If a tenant stops paying rent or violates the lease, you cannot simply change the locks or shut off utilities. Self-help evictions are illegal in every state. The process starts with a written notice, most commonly a “pay or quit” notice that gives the tenant a set number of days to pay overdue rent or move out. That notice period ranges from three to thirty days depending on your state, with most falling between three and fourteen days. Only after the notice period expires without compliance can you file a formal eviction action in court. The entire process, from first notice to court-ordered removal, can take anywhere from a few weeks to several months.

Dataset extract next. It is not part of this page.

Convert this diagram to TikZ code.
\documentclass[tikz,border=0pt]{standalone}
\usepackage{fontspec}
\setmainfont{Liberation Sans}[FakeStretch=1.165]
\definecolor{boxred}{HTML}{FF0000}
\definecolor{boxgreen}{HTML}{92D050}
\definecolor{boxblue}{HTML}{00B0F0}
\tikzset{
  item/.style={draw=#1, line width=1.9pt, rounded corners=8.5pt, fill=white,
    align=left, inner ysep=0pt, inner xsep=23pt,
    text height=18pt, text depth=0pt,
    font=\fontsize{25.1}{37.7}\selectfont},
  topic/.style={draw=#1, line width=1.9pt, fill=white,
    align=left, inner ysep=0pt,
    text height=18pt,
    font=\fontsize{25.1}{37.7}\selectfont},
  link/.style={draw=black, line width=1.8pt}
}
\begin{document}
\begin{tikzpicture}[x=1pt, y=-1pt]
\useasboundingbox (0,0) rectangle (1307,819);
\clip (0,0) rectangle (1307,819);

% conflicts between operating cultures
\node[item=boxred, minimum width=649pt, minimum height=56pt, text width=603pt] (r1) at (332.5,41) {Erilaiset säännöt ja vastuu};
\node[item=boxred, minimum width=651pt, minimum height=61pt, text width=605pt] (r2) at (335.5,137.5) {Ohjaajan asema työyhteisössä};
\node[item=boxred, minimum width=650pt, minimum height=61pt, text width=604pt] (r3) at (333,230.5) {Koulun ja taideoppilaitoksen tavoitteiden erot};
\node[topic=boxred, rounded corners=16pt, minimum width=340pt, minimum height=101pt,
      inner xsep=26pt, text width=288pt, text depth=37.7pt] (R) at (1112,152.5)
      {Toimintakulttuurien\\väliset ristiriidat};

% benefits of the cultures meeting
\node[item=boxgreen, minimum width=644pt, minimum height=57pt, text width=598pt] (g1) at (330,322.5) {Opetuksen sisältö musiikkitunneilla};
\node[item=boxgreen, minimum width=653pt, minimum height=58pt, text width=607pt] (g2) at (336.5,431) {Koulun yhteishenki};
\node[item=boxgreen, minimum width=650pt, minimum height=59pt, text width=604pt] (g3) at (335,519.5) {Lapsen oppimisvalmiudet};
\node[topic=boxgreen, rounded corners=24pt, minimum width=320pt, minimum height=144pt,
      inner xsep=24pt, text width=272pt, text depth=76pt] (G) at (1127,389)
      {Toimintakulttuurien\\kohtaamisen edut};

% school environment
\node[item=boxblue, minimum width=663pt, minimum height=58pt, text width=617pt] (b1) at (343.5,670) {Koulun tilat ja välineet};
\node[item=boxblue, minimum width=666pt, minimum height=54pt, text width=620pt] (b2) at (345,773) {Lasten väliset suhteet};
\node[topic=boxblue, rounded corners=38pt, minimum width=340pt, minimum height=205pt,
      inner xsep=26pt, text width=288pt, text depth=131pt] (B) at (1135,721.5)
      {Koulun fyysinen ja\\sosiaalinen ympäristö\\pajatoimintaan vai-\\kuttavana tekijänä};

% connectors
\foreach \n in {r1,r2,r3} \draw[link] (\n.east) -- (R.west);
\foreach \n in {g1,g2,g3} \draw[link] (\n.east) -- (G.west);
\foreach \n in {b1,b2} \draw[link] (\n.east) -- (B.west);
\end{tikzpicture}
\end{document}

Military Tenants and the SCRA

If your tenant is an active-duty servicemember who receives deployment orders for 90 or more days or permanent change-of-station orders, they have the right to terminate the lease early under the Servicemembers Civil Relief Act. The tenant must provide written notice and a copy of their orders. Once proper notice is given, the lease terminates 30 days after the next rent payment is due. You cannot charge an early termination fee, require repayment of rent concessions, or impose a minimum-mileage requirement between the property and the new duty station.
14U.S. Department of Justice. Financial and Housing Rights

Hiring a Property Manager

If handling tenant calls, coordinating repairs, and tracking lease deadlines sounds like more than you signed up for, a property manager can take over the day-to-day work. Fees for single-family homes typically run between 8 and 12 percent of monthly rent, plus separate charges for leasing a new tenant, handling evictions, and coordinating major repairs. The management fee is tax-deductible as a rental expense on Schedule E.

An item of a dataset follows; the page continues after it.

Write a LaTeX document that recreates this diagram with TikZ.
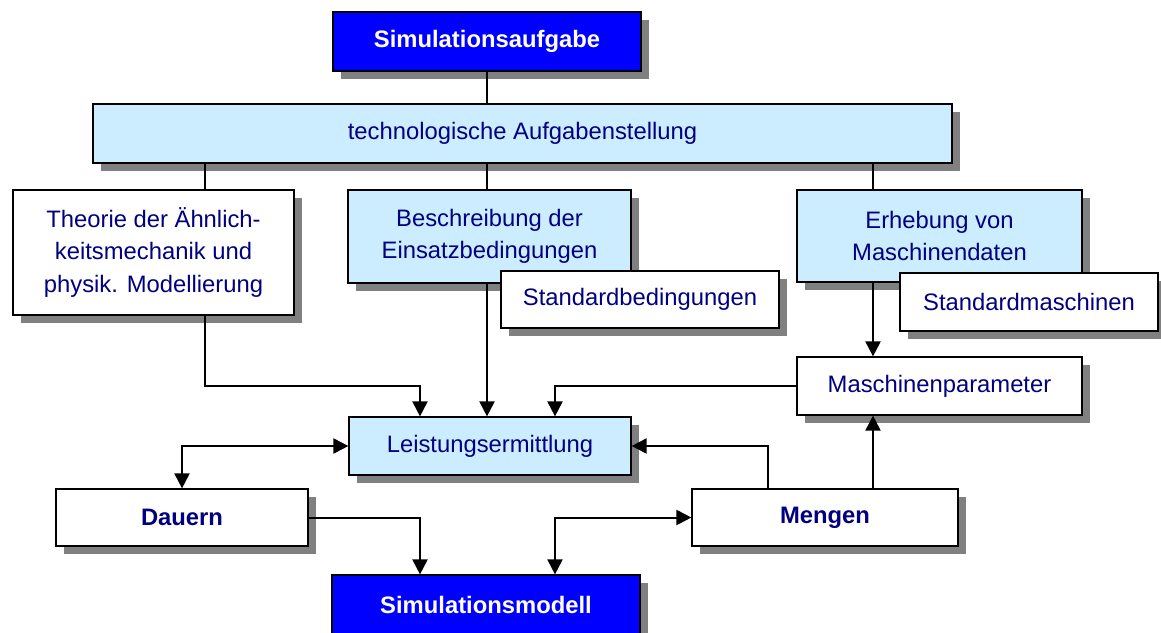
\documentclass[tikz,border=0pt]{standalone}
\usepackage{fontspec}
\setmainfont{Liberation Sans}
\usetikzlibrary{arrows.meta,shadows}
\definecolor{navytext}{RGB}{0,0,128}
\definecolor{paleblue}{RGB}{204,236,255}
\definecolor{strongblue}{RGB}{0,0,255}
\definecolor{shadowgray}{RGB}{128,128,128}
\begin{document}
\begin{tikzpicture}[x=1pt,y=-1pt,
  box/.style={draw=black, line width=1.2pt, align=center, text=navytext, inner sep=0pt,
    font=\fontsize{23.8}{32.5}\selectfont,
    drop shadow={shadow xshift=8pt, shadow yshift=-8pt, fill=shadowgray, opacity=1}},
  plainbox/.style={box, fill=white},
  palebox/.style={box, fill=paleblue},
  keybox/.style={box, fill=strongblue, text=white, font=\fontsize{23.8}{32.5}\selectfont\bfseries},
  conn/.style={draw=black, line width=2pt},
  tip/.style={-{Triangle[length=15pt,width=15pt]}},
  tipboth/.style={{Triangle[length=15pt,width=15pt]}-{Triangle[length=15pt,width=15pt]}}
]
\useasboundingbox (0,0) rectangle (1161,632);

% boxes
\node[keybox, minimum width=308pt, minimum height=59pt] (sa) at (487,41.5) {Simulationsaufgabe};
\node[palebox, minimum width=859pt, minimum height=59pt] (ta) at (522.5,133.5) {technologische Aufgabenstellung};
\node[plainbox, minimum width=281pt, minimum height=125pt] (th) at (153.5,252.5)
  {Theorie der Ähnlich-\\keitsmechanik und\\physik. Modellierung};
\node[palebox, minimum width=283pt, minimum height=93pt] (be) at (489.5,236.5)
  {Beschreibung der\\Einsatzbedingungen};
\node[plainbox, minimum width=278pt, minimum height=57pt] (sb) at (640,299.5) {Standardbedingungen};
\node[palebox, minimum width=285pt, minimum height=92pt] (er) at (939.5,236)
  {Erhebung von\\Maschinendaten};
\node[plainbox, minimum width=258pt, minimum height=58pt] (sm) at (1029,302) {Standardmaschinen};
\node[plainbox, minimum width=285pt, minimum height=58pt] (mp) at (939.5,386) {Maschinenparameter};
\node[palebox, minimum width=282pt, minimum height=58pt] (le) at (490,446) {Leistungsermittlung};
\node[plainbox, minimum width=252pt, minimum height=57pt, font=\fontsize{23.8}{32.5}\selectfont\bfseries] (da) at (182,517.5) {Dauern};
\node[plainbox, minimum width=266pt, minimum height=57pt, font=\fontsize{23.8}{32.5}\selectfont\bfseries] (me) at (825,517.5) {Mengen};
\node[keybox, minimum width=308pt, minimum height=59pt] (smo) at (486,604.5) {Simulationsmodell};

% guide positions for the connector routes
\coordinate (xa) at (205,0);
\coordinate (xb) at (420,0);
\coordinate (xc) at (555,0);
\coordinate (xd) at (873,0);
\coordinate (xe) at (768,0);
\coordinate (ya) at (0,386);

% connectors
\draw[conn] (sa.south) -- (sa.south |- ta.north);
\draw[conn] (ta.south -| xa) -- (th.north -| xa);
\draw[conn] (ta.south -| sa.south) -- (be.north -| sa.south);
\draw[conn] (ta.south -| xd) -- (er.north -| xd);
\draw[conn,tip] (th.south -| xa) |- (xb |- ya) -- (le.north -| xb);
\draw[conn,tip] (be.south -| sa.south) -- (le.north -| sa.south);
\draw[conn,tip] (mp.west) -| (le.north -| xc);
\draw[conn,tip] (er.south -| xd) -- (mp.north -| xd);
\draw[conn,tipboth] (da.north) |- (le.west);
\draw[conn,tip] (da.east) -| (smo.north -| xb);
\draw[conn,tipboth] (smo.north -| xc) |- (me.west);
\draw[conn,tip] (me.north -| xe) |- (le.east);
\draw[conn,tip] (me.north -| xd) -- (mp.south -| xd);
\end{tikzpicture}
\end{document}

Keep in mind that outsourcing management can affect your eligibility for the $25,000 passive loss allowance. To qualify for that deduction, you must “actively participate” in the rental activity. Handing every decision to a manager while you remain uninvolved could disqualify you. Many landlords split the difference: they hire a manager for maintenance and tenant communication but retain final approval on tenant selection, lease terms, and capital expenditures.